## Set task:
Begin with the first line and repeat exactly through the line containing "const barW = x(0.8) - x(0);"; leave every image out.

::::::::::

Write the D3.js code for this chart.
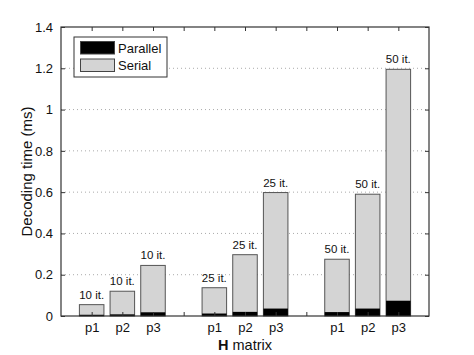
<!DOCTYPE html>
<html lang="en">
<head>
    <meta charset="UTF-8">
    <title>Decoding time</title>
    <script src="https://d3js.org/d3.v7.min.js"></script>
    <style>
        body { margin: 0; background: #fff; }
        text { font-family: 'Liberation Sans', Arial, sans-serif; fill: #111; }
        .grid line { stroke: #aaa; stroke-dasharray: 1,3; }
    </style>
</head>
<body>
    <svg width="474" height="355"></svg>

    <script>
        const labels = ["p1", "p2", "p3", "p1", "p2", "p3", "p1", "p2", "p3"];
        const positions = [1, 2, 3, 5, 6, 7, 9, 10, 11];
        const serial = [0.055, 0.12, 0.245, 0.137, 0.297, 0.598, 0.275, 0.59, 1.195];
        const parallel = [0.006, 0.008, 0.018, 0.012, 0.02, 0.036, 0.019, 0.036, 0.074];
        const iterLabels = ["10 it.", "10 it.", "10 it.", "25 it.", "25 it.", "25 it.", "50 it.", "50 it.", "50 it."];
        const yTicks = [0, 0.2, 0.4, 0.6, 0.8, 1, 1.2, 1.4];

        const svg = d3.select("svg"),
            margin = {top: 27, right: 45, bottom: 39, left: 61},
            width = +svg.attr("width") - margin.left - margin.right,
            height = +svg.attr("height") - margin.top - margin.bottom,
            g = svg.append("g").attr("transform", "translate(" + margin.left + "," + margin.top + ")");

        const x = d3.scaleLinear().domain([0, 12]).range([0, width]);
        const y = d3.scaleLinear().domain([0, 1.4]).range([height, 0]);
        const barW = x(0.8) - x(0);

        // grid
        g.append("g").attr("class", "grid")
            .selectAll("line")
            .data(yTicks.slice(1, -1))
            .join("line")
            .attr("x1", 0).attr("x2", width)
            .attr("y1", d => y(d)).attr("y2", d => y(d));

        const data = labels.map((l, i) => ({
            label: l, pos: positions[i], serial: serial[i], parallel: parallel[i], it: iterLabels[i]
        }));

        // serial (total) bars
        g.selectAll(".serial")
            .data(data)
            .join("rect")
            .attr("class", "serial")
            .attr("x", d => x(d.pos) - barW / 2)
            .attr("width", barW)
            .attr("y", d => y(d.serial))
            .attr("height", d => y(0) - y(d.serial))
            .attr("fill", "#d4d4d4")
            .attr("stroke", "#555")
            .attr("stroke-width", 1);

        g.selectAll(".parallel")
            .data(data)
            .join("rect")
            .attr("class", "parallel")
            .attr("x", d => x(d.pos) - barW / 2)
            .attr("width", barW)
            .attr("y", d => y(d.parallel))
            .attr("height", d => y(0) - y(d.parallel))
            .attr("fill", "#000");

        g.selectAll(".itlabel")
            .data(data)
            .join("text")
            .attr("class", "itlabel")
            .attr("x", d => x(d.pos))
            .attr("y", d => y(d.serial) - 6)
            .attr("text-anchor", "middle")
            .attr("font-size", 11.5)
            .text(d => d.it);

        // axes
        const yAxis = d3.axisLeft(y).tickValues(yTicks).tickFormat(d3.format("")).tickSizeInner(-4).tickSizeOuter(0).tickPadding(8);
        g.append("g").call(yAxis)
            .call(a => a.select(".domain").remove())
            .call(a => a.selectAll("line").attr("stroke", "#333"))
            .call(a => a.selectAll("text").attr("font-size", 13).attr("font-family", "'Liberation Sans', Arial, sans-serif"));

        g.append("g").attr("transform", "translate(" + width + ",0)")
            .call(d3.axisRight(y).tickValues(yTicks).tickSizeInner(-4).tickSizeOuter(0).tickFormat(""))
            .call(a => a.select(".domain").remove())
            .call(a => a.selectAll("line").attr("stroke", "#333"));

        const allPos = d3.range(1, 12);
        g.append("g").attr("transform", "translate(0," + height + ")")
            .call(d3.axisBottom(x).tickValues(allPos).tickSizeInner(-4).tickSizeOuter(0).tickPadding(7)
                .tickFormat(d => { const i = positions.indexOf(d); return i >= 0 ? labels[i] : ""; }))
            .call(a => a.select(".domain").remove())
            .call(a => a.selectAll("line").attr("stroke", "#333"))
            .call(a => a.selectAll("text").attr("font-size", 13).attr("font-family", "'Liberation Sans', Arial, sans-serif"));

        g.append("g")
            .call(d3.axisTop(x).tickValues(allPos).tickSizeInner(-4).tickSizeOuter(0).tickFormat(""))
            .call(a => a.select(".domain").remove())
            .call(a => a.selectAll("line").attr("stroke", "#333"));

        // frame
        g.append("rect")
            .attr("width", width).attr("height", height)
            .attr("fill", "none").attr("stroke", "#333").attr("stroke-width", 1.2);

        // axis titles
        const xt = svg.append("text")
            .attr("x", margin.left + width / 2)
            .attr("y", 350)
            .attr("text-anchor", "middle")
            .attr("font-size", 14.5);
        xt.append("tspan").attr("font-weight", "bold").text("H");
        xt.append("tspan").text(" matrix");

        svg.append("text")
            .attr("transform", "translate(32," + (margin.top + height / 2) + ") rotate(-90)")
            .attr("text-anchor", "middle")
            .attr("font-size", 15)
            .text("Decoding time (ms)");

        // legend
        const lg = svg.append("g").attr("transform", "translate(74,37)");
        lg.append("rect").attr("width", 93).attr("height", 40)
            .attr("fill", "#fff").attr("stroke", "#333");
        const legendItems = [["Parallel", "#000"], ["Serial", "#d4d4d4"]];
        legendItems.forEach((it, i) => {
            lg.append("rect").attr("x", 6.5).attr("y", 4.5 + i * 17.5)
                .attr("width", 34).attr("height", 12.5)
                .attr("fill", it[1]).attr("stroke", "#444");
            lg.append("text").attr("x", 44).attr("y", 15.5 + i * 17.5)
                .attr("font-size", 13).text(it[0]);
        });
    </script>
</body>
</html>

::::::::::

## Task solution:
Write the D3.js code for this chart.
<!DOCTYPE html>
<html lang="en">
<head>
    <meta charset="UTF-8">
    <title>Decoding time</title>
    <script src="https://d3js.org/d3.v7.min.js"></script>
    <style>
        body { margin: 0; background: #fff; }
        text { font-family: 'Liberation Sans', Arial, sans-serif; fill: #111; }
        .grid line { stroke: #aaa; stroke-dasharray: 1,3; }
    </style>
</head>
<body>
    <svg width="474" height="355"></svg>

    <script>
        const labels = ["p1", "p2", "p3", "p1", "p2", "p3", "p1", "p2", "p3"];
        const positions = [1, 2, 3, 5, 6, 7, 9, 10, 11];
        const serial = [0.055, 0.12, 0.245, 0.137, 0.297, 0.598, 0.275, 0.59, 1.195];
        const parallel = [0.006, 0.008, 0.018, 0.012, 0.02, 0.036, 0.019, 0.036, 0.074];
        const iterLabels = ["10 it.", "10 it.", "10 it.", "25 it.", "25 it.", "25 it.", "50 it.", "50 it.", "50 it."];
        const yTicks = [0, 0.2, 0.4, 0.6, 0.8, 1, 1.2, 1.4];

        const svg = d3.select("svg"),
            margin = {top: 27, right: 45, bottom: 39, left: 61},
            width = +svg.attr("width") - margin.left - margin.right,
            height = +svg.attr("height") - margin.top - margin.bottom,
            g = svg.append("g").attr("transform", "translate(" + margin.left + "," + margin.top + ")");

        const x = d3.scaleLinear().domain([0, 12]).range([0, width]);
        const y = d3.scaleLinear().domain([0, 1.4]).range([height, 0]);
        const barW = x(0.8) - x(0);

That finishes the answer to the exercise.